AIFM ‘third country’ threat stirs wide concern

EVCA, the US Treasury Secretary, ILPA and EMPEA have all recently voiced concern about measures in the AIFM that would block the free flow of capital. Nicholas Sarkozy and Gordon Brown reportedly planned to discuss the issue Friday.

The controversial “third country” or “passport” rules in the EU’s proposed Directive on Alternative Investment Fund Managers were among the main topics of discussion at the European Private Equity and Venture Capital Association’s  Investor Forum in Geneva last week.
The rules would prohibit foreign fund managers from marketing within the EU unless they can demonstrate that they are subject to a regulatory regime of equivalent rigor in their home country. Currently, many major EU trading partners, including the US, Russia, China, India and Brazil, do not meet this standard, and therefore would be denied a “passport” to market within the EU.
“A free movement of capital is vital for the financing of the European economy,” said Richard Wilson, chairman of the EVCA. “This can be achieved within an EU internal market only by the recognition of equivalent regimes and a fair and level playing field for all market participants that reach certain standards. In addition, at least until such equivalence is reached, national private placement regimes must endure to preserve inward investment into Europe’s economies.”
We strongly hope that the rules you put in place will ensure that non-EU fund managers and global custodian banks have the same access as their EU counterparts.

Timothy Geithner

One potential solution that has been tabled by industry insiders would be to allow non-EU fund managers to market in individual EU member states by complying with the existing system of national private placement regimes until the manager is able to establish the equivalence of its home regime.

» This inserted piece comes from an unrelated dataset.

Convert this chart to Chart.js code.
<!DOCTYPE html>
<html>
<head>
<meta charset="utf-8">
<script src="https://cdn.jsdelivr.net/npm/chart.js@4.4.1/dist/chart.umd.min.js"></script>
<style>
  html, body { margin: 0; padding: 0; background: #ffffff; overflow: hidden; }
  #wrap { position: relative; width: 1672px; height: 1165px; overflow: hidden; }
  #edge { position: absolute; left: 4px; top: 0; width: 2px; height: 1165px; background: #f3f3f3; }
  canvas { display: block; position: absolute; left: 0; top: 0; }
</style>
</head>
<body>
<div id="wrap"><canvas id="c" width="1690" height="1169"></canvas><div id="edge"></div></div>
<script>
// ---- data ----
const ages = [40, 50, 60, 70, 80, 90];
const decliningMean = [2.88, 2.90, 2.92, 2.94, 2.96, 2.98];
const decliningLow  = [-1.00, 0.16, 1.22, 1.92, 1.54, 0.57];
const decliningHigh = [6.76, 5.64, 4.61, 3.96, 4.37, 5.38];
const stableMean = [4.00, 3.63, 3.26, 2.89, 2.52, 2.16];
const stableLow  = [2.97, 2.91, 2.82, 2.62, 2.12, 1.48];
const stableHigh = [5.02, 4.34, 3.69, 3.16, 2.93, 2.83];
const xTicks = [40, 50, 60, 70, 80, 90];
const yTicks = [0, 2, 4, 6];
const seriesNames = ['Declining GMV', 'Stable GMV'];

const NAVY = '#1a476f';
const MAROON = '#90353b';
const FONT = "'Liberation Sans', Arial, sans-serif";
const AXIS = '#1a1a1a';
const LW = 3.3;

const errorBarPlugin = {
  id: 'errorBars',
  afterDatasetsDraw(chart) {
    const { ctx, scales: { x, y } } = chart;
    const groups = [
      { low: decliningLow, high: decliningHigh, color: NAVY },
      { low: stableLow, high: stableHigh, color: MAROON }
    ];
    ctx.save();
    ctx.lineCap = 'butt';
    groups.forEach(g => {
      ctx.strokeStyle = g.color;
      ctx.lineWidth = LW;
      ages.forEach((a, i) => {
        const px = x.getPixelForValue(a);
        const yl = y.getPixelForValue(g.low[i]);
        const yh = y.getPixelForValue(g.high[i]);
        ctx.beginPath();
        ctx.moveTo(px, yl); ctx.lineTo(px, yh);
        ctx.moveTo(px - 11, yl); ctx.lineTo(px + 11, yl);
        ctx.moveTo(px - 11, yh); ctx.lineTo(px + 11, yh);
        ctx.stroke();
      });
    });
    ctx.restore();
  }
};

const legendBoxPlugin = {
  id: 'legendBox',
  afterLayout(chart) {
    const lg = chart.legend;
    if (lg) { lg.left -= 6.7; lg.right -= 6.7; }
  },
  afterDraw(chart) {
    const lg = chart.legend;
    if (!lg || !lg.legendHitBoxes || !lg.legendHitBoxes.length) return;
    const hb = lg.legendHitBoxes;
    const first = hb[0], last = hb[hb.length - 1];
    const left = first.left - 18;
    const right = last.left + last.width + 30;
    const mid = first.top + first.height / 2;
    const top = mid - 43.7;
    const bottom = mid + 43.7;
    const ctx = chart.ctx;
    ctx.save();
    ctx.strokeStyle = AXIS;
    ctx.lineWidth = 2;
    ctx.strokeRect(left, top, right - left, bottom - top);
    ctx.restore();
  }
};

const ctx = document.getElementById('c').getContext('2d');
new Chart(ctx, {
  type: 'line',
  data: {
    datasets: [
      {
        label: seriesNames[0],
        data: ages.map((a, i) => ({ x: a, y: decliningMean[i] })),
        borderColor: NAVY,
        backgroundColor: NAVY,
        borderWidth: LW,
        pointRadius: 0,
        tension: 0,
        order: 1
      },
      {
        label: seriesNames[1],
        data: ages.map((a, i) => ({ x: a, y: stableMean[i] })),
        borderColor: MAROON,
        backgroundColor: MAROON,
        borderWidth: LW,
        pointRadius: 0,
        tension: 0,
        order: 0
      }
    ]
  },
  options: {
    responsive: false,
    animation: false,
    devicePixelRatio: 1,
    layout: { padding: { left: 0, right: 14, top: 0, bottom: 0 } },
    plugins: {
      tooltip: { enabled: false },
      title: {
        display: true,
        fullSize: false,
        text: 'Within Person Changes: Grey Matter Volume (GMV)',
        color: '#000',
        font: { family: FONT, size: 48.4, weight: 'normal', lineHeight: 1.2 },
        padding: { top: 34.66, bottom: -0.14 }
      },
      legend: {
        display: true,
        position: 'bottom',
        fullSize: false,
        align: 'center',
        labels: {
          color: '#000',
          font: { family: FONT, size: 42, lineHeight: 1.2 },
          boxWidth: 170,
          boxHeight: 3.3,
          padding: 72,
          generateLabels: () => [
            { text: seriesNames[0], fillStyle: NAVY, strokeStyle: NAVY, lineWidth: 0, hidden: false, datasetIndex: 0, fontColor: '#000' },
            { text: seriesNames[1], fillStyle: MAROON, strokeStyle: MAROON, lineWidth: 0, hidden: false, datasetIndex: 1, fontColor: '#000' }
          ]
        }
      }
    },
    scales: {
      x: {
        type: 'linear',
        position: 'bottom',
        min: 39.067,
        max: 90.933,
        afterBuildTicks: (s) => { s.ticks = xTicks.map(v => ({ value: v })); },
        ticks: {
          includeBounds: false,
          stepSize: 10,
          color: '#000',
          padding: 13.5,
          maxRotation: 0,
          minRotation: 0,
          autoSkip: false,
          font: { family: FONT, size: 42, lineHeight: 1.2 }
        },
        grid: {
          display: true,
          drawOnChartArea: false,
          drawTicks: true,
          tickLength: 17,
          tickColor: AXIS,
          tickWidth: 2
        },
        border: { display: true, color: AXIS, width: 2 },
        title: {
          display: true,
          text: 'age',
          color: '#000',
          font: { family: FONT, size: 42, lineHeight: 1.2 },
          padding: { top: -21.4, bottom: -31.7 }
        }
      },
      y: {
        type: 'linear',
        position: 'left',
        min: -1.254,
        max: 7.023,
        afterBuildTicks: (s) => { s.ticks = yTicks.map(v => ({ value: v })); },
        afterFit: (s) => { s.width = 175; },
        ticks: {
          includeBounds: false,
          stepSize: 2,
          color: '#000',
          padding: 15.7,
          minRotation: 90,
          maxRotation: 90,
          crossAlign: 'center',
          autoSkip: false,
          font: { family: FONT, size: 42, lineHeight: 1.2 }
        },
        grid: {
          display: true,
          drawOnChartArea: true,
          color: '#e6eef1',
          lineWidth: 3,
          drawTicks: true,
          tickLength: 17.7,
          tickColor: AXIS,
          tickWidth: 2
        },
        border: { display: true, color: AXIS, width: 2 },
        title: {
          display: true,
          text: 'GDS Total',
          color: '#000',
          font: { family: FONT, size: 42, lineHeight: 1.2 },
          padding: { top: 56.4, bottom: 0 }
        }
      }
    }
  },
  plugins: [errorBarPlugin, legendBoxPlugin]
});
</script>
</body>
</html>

EVCA has spoken out against the third country rules for months, but lately the rhetoric against this part of the directive has reached a critical mass, with regulators, legislators, and trade associations around the world raising an alarm.
Last week US Treasury Secretary Timothy Geithner sent a sternly worded letter to Michel Barnier, the European commissioner for the internal market, expressing his concerns about the third country rules.
“I believe we agree that it is essential to fulfill our G-20 commitment to avoid discrimination and maintain a level playing field,” Geithner said in the letter. “In this context, we are concerned with various proposals that would discriminate against US firms and deny them access to the EU market that they currently have. We strongly hope that the rules you put in place will ensure that non-EU fund managers and global custodian banks have the same access as their EU counterparts.”

The comments prompted Barnier to say via a spokesman that the pending legislation is in line with G-20 proposals.

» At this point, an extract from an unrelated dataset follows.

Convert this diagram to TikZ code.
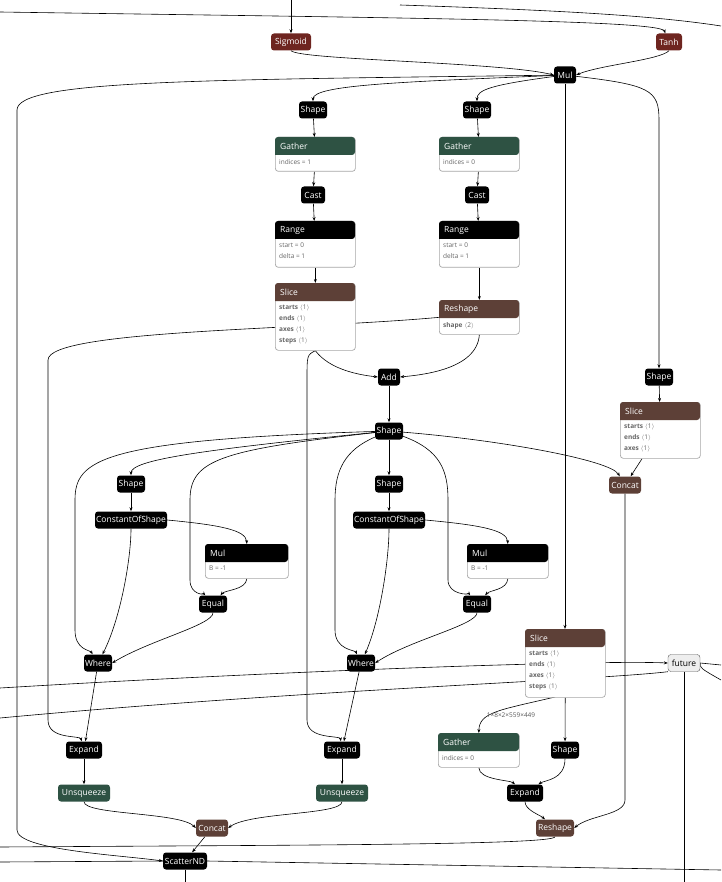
\documentclass[tikz,border=0pt]{standalone}
\usepackage{fontspec}
\setmainfont{Open Sans}
\usetikzlibrary{arrows.meta,backgrounds}
\definecolor{sig}{HTML}{6E2520}
\definecolor{brn}{HTML}{5D4037}
\definecolor{grn}{HTML}{2E5243}
\definecolor{fut}{HTML}{EEEEEE}
\newcommand\ang[1]{$\langle$#1$\rangle$}
\tikzset{
 op/.style={fill=black,text=white,rounded corners=3pt,inner sep=0pt,minimum height=17pt,font=\fontsize{8.5}{9}\selectfont,text width=#1,align=center},
 op/.default=28pt,
 cop/.style={op=#1,fill=brn},
 e/.style={-{Stealth[length=4pt,width=3pt]},line width=0.6pt},
 l/.style={line width=0.6pt},
 attr/.style={font=\fontsize{6.5}{11}\selectfont,text=gray!80!black,anchor=north west,align=left,inner sep=0pt}
}
\newcommand\abox[8]{%name,x,y,w,h,color,title,body
 \node[draw=gray!70,fill=white,rounded corners=3pt,minimum width=#4pt,minimum height=#5pt,anchor=north west,inner sep=0pt,line width=0.7pt] (#1) at (#2,#3) {};
 \fill[#6,rounded corners=3pt] (#2,#3+18) -- (#2,#3) -- (#2+#4,#3) -- (#2+#4,#3+18) [sharp corners]-- cycle;
 \node[anchor=west,text=white,font=\fontsize{8.5}{9}\selectfont,inner sep=0pt] at (#2+5,#3+9) {#7};
 \node[attr] at (#2+4,#3+22) {#8};}
\begin{document}
\begin{tikzpicture}[x=1pt,y=-1pt]
\useasboundingbox (0,0) rectangle (721,882);
% nodes
\node[op=40pt,fill=sig] (sig) at (291,42) {Sigmoid};
\node[op=26pt,fill=sig] (tanh) at (669,42) {Tanh};
\node[op=22pt] (mul) at (565,75) {Mul};
\node[op] (sh1) at (313,110) {Shape};
\node[op] (sh2) at (477,110) {Shape};
\abox{ga1}{275}{137}{80}{34}{grn}{Gather}{indices = 1}
\abox{ga2}{439}{137}{80}{34}{grn}{Gather}{indices = 0}
\node[op=24pt] (ca1) at (313,195) {Cast};
\node[op=24pt] (ca2) at (477,195) {Cast};
\abox{ra1}{275}{221}{80}{46}{black}{Range}{start = 0\\delta = 1}
\abox{ra2}{439}{221}{80}{46}{black}{Range}{start = 0\\delta = 1}
\abox{sl1}{275}{283}{80}{67}{brn}{Slice}{\textbf{starts} \ang{1}\\\textbf{ends} \ang{1}\\\textbf{axes} \ang{1}\\\textbf{steps} \ang{1}}
\abox{rs1}{439}{300}{80}{34}{brn}{Reshape}{\textbf{shape} \ang{2}}
\node[op=22pt] (add) at (389,377) {Add};
\node[op] (sh3) at (659,377) {Shape};
\abox{sl2}{620}{402}{80}{56}{brn}{Slice}{\textbf{starts} \ang{1}\\\textbf{ends} \ang{1}\\\textbf{axes} \ang{1}}
\node[op] (sh4) at (389,431) {Shape};
\node[cop=32pt] (cc1) at (625,485) {Concat};
\node[op] (sh5) at (131,484) {Shape};
\node[op] (sh6) at (389,484) {Shape};
\node[op=72pt] (co1) at (131,520) {ConstantOfShape};
\node[op=72pt] (co2) at (389,520) {ConstantOfShape};
\abox{mb1}{205}{544}{83}{34}{black}{Mul}{B = -1}
\abox{mb2}{467}{544}{81}{34}{black}{Mul}{B = -1}
\node[op] (eq1) at (213,604) {Equal};
\node[op] (eq2) at (477,604) {Equal};
\node[op] (wh1) at (98,663) {Where};
\node[op] (wh2) at (361,663) {Where};
\abox{sl3}{525}{629}{80}{68}{brn}{Slice}{\textbf{starts} \ang{1}\\\textbf{ends} \ang{1}\\\textbf{axes} \ang{1}\\\textbf{steps} \ang{1}}
\node[draw=gray!70!black,fill=fut,rounded corners=3pt,minimum height=17pt,inner sep=0pt,text width=32pt,align=center,font=\fontsize{8.5}{9}\selectfont] (fu) at (684,663) {future};
\abox{ga3}{438}{733}{81}{34}{grn}{Gather}{indices = 0}
\node[op] (sh7) at (565,750) {Shape};
\node[op=36pt] (ex1) at (84,750) {Expand};
\node[op=36pt] (ex2) at (342,750) {Expand};
\node[op=36pt] (ex3) at (525,793) {Expand};
\node[op=52pt,fill=grn] (un1) at (84,793) {Unsqueeze};
\node[op=52pt,fill=grn] (un2) at (342,793) {Unsqueeze};
\node[cop=32pt] (cc2) at (212,828) {Concat};
\node[cop=38pt] (rs2) at (555,828) {Reshape};
\node[op=44pt] (sct) at (185,861) {ScatterND};
\coordinate (t0) at (0,12); \coordinate (t1) at (291,0); \coordinate (t2) at (721,26);
\coordinate (lf1) at (0,688); \coordinate (lf2) at (0,718); \coordinate (lf3) at (0,862);
\coordinate (rt1) at (721,665); \coordinate (rt2) at (721,680); \coordinate (rt3) at (721,870);
\coordinate (b1) at (684,882); \coordinate (b2) at (185,882); \coordinate (lf4) at (0,847);
\coordinate (sl3o) at (555,697);
\begin{scope}[on background layer]
\draw[e] (t1) -- (sig);
\draw[e] (t0) .. controls (400,18) and (660,20) .. (tanh);
\draw[l] (400,5) .. controls (550,10) and (650,15) .. (t2);
\draw[e] (sig.south) .. controls (300,60) and (500,62) .. (mul.west);
\draw[e] (tanh.south) .. controls (660,60) and (600,65) .. (mul.east);
\draw[e] (mul) .. controls (400,82) and (313,85) .. (sh1);
\draw[e] (mul) .. controls (490,85) and (477,90) .. (sh2);
\draw[e] (mul) .. controls (200,80) and (17,80) .. (17,110) -- (17,830) .. controls (17,850) and (120,855) .. (sct.west);
\draw[e] (mul) -- (565,629);
\draw[e] (mul) .. controls (650,85) and (659,90) .. (659,120) -- (sh3);
\foreach \a/\b in {sh1/ga1,ga1/ca1,ca1/ra1,ra1/sl1,sh2/ga2,ga2/ca2,ca2/ra2,ra2/rs1,add/sh4,sh3/sl2,sh5/co1,sh6/co2,wh1/ex1,wh2/ex2,ex1/un1,ex2/un2,sl3/sh7,cc2/sct}
  \draw[e] (\a) -- (\b);
\draw[e] (sl1.south) .. controls (330,370) and (360,375) .. (add.west);
\draw[e] (rs1.south) .. controls (477,370) and (420,375) .. (add.east);
\draw[e] (rs1.west) .. controls (300,330) and (48,330) .. (48,360) -- (48,720) .. controls (48,740) and (80,735) .. (ex1);
\draw[e] (sl1.south) .. controls (307,355) .. (307,380) -- (307,720) .. controls (307,740) and (340,735) .. (ex2);
\draw[e] (sh4) .. controls (100,440) and (75,460) .. (75,500) -- (75,630) .. controls (75,650) and (90,650) .. (wh1);
\draw[e] (sh4) .. controls (200,450) and (131,460) .. (sh5);
\draw[e] (sh4) .. controls (220,450) and (190,460) .. (190,500) -- (190,580) .. controls (190,595) and (205,595) .. (eq1);
\draw[e] (sh4) .. controls (345,450) and (335,470) .. (335,500) -- (335,630) .. controls (335,650) and (355,650) .. (wh2);
\draw[e] (sh4) -- (sh6);
\draw[e] (sh4) .. controls (440,450) and (448,470) .. (448,500) -- (448,580) .. controls (448,595) and (470,595) .. (eq2);
\draw[e] (sh4) .. controls (500,440) and (610,460) .. (cc1);
\draw[e] (sl2) -- (cc1);
\draw[e] (cc1) -- (625,800) .. controls (625,815) and (590,815) .. (rs2.east);
\draw[e] (co1.south) .. controls (131,560) and (120,620) .. (wh1);
\draw[e] (co1.east) .. controls (220,525) and (246,530) .. (mb1.north);
\draw[e] (mb1.south) .. controls (246,590) and (225,590) .. (eq1);
\draw[e] (eq1.south) .. controls (213,625) and (150,640) .. (wh1.east);
\draw[e] (co2.south) .. controls (389,560) and (380,620) .. (wh2);
\draw[e] (co2.east) .. controls (480,525) and (507,530) .. (mb2.north);
\draw[e] (mb2.south) .. controls (507,590) and (490,590) .. (eq2);
\draw[e] (eq2.south) .. controls (477,625) and (410,640) .. (wh2.east);
\draw[e] (un1.south) .. controls (84,815) and (180,812) .. (cc2.west);
\draw[e] (un2.south) .. controls (342,815) and (250,812) .. (cc2.east);
\draw[e] (sl3o) .. controls (500,710) and (479,712) .. (ga3.north);
\draw[e] (ga3.south) .. controls (479,780) and (510,780) .. (ex3);
\draw[e] (sh7.south) .. controls (565,780) and (545,780) .. (ex3);
\draw[e] (ex3.south) .. controls (525,810) and (540,815) .. (rs2);
\draw[l] (rs2.south) .. controls (555,845) and (300,845) .. (lf4);
\draw[l] (lf3) -- (sct.west);
\draw[l] (sct.east) -- (rt3);
\draw[l] (sct) -- (b2);
\draw[e] (lf1) .. controls (300,670) and (600,660) .. (fu.west);
\draw[l] (lf2) .. controls (300,690) and (600,680) .. (fu.south west);
\draw[l] (fu.east) -- (rt1);
\draw[l] (fu.east) .. controls (700,668) .. (rt2);
\draw[l] (fu.south) -- (b1);
\end{scope}
\node[font=\fontsize{6.5}{7}\selectfont,text=gray!70!black] (lbl) at (511,715) {1×8×2×559×449};
\end{tikzpicture}
\end{document}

According to a Financial Times report on Friday, French President Nicholas Sarkozy and British Prime Minster Gordon Brown shared Geithner’s concerns and planned to meet on the issue to discuss solutions.

 

If adopted in its current form, AIFs in developing countries could lose access to funding from the EU market, and EU investors, including EU member development banks, would be limited in their ability to promote private sector growth in the world’s poorest countries.

Sarah Alexander

The Institutional Limited Partners Association (ILPA) – whose roughly 220 members control the vast majority of commitments to private equity funds across the world – also sent a four-page letter to Barnier, describing how the diminished access to capital for EU companies will harm European private equity.

The Emerging Markets Private Equity Association (EMPEA) has written similar letters to the European Commission, the European Parliament and the Spanish presidency, expressing “profound concern” about the third country rules.

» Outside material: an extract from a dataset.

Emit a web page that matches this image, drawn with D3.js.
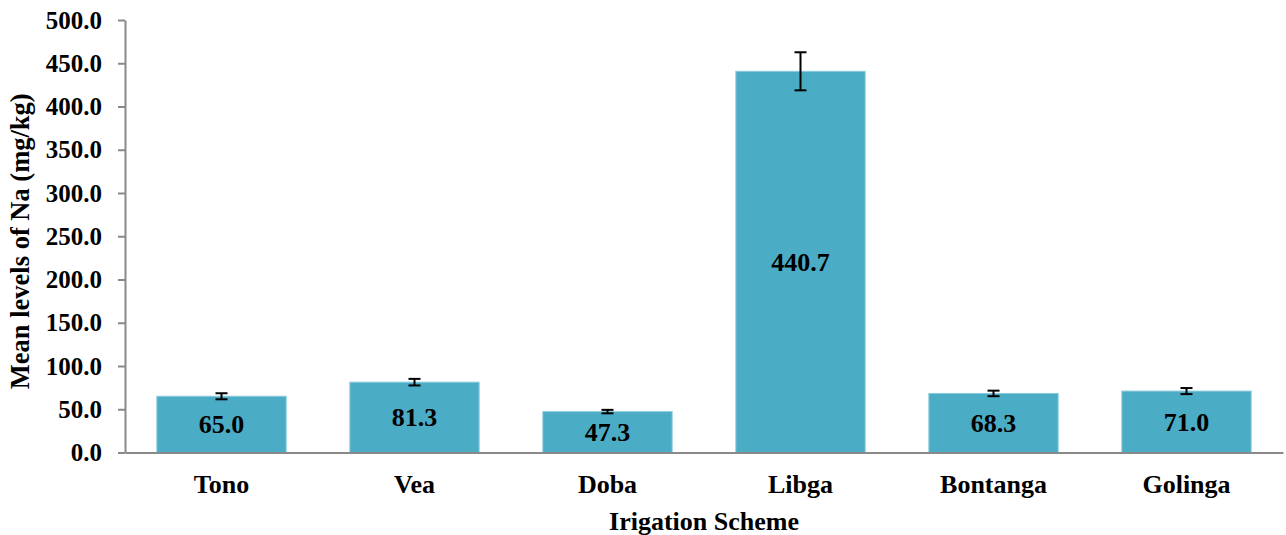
<!DOCTYPE html>
<html>
<head>
<meta charset="utf-8">
<script src="https://d3js.org/d3.v7.min.js"></script>
<style>
  body { margin: 0; background: #fff; }
  text { font-family: "Liberation Serif", "Times New Roman", serif; font-weight: bold; fill: #000; }
</style>
</head>
<body>
<svg id="chart" width="1286" height="535"></svg>
<script>
// chart data
const schemes = ["Tono", "Vea", "Doba", "Libga", "Bontanga", "Golinga"];
const meanNa = [65.0, 81.3, 47.3, 440.7, 68.3, 71.0];
const errNa = [3.5, 3.8, 2.0, 22.0, 3.2, 3.5];
const yTicks = [0, 50, 100, 150, 200, 250, 300, 350, 400, 450, 500];

const svg = d3.select("#chart");
const margin = { left: 125, right: 3, top: 20, bottom: 82 };
const width = 1286, height = 535;

const x = d3.scaleBand()
    .domain(schemes)
    .range([margin.left, width - margin.right])
    .paddingInner(0.33)
    .paddingOuter(0.165);

const y = d3.scaleLinear()
    .domain([0, 500])
    .range([height - margin.bottom - 0.5, margin.top]);

// bars
svg.append("g")
    .selectAll("rect")
    .data(schemes)
    .enter().append("rect")
    .attr("x", d => x(d))
    .attr("width", x.bandwidth())
    .attr("y", (d, i) => y(meanNa[i]))
    .attr("height", (d, i) => y(0) - y(meanNa[i]))
    .style("fill", "#4BACC6")
    .style("stroke", "#8ccbdc")
    .style("stroke-width", 1);

// error bars
const eb = svg.append("g").style("stroke", "#000").style("stroke-width", 2);
schemes.forEach((d, i) => {
    const cx = x(d) + x.bandwidth() / 2;
    const hi = y(meanNa[i] + errNa[i]), lo = y(meanNa[i] - errNa[i]);
    eb.append("line").attr("x1", cx).attr("x2", cx).attr("y1", hi).attr("y2", lo);
    eb.append("line").attr("x1", cx - 6).attr("x2", cx + 6).attr("y1", hi).attr("y2", hi);
    eb.append("line").attr("x1", cx - 6).attr("x2", cx + 6).attr("y1", lo).attr("y2", lo);
});

// value labels
svg.append("g")
    .selectAll("text")
    .data(schemes)
    .enter().append("text")
    .attr("x", d => x(d) + x.bandwidth() / 2)
    .attr("y", (d, i) => (y(meanNa[i]) + y(0)) / 2)
    .attr("dy", "0.35em")
    .attr("text-anchor", "middle")
    .style("font-size", "26px")
    .text((d, i) => meanNa[i].toFixed(1));

// y axis
const yAxis = svg.append("g")
    .attr("transform", `translate(${margin.left},0)`)
    .call(d3.axisLeft(y).tickValues(yTicks).tickSize(7).tickSizeOuter(0).tickFormat(d3.format(".1f")));
yAxis.select(".domain").style("stroke", "#898989").style("stroke-width", 2);
yAxis.selectAll(".tick line").style("stroke", "#898989").style("stroke-width", 2);
yAxis.selectAll(".tick text").attr("x", -23).style("font-size", "25px").style("font-family", null);

// x axis
const xAxis = svg.append("g")
    .attr("transform", `translate(0,${y(0)})`)
    .call(d3.axisBottom(x).tickSize(0).tickSizeOuter(0));
xAxis.select(".domain").style("stroke", "#898989").style("stroke-width", 2);
xAxis.selectAll(".tick text").attr("y", 40).attr("dy", 0).style("font-size", "26px").style("font-family", null);

// axis titles
svg.append("text")
    .attr("transform", `translate(29,${(y(0) + y(500)) / 2 + 5}) rotate(-90)`)
    .attr("text-anchor", "middle")
    .style("font-size", "26.5px")
    .text("Mean levels of Na (mg/kg)");

svg.append("text")
    .attr("x", (margin.left + width - margin.right) / 2)
    .attr("y", 530)
    .attr("text-anchor", "middle")
    .style("font-size", "26px")
    .text("Irigation Scheme");
</script>
</body>
</html>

“If adopted in its current form, AIFs in developing countries could lose access to funding from the EU market, and EU investors, including EU member development banks, would be limited in their ability to promote private sector growth in the world’s poorest countries,” Sarah Alexander, EMPEA CEO, wrote to Spanish Minister Elena Salgado Mendez. “The third country and equivalency provisions contained in the draft directive would make it either legally impossible or cost-prohibitive for emerging markets fund managers to raise capital in various EU
markets, jeopardising their ability to raise sufficient funds for investment and therefore to be viable as
going concerns.” EMPEA estimated that more than 90 percent of its members market funds to the EU or have European LPs.

Andrew Baker, chief executive officer for the Alternative Investment Management Association (AIMA) has said that the effect of restrictions imposed on European investors would be felt around the globe, hurting asset managers in financial centres such as the United States, Canada, Switzerland, Hong Kong.
The UK’s House of Lords has also called the directive’s marketing restrictions “protectionist” in a letter to UK Financial Services Secretary Lord Myners. The House of Lords in November had heard testimony from industry figures including Danny Truell, chief investment officer of the Wellcome Trust charitable foundation, who said that the directive in its current form would seriously restrict investment opportunities for many EU foundations and charities.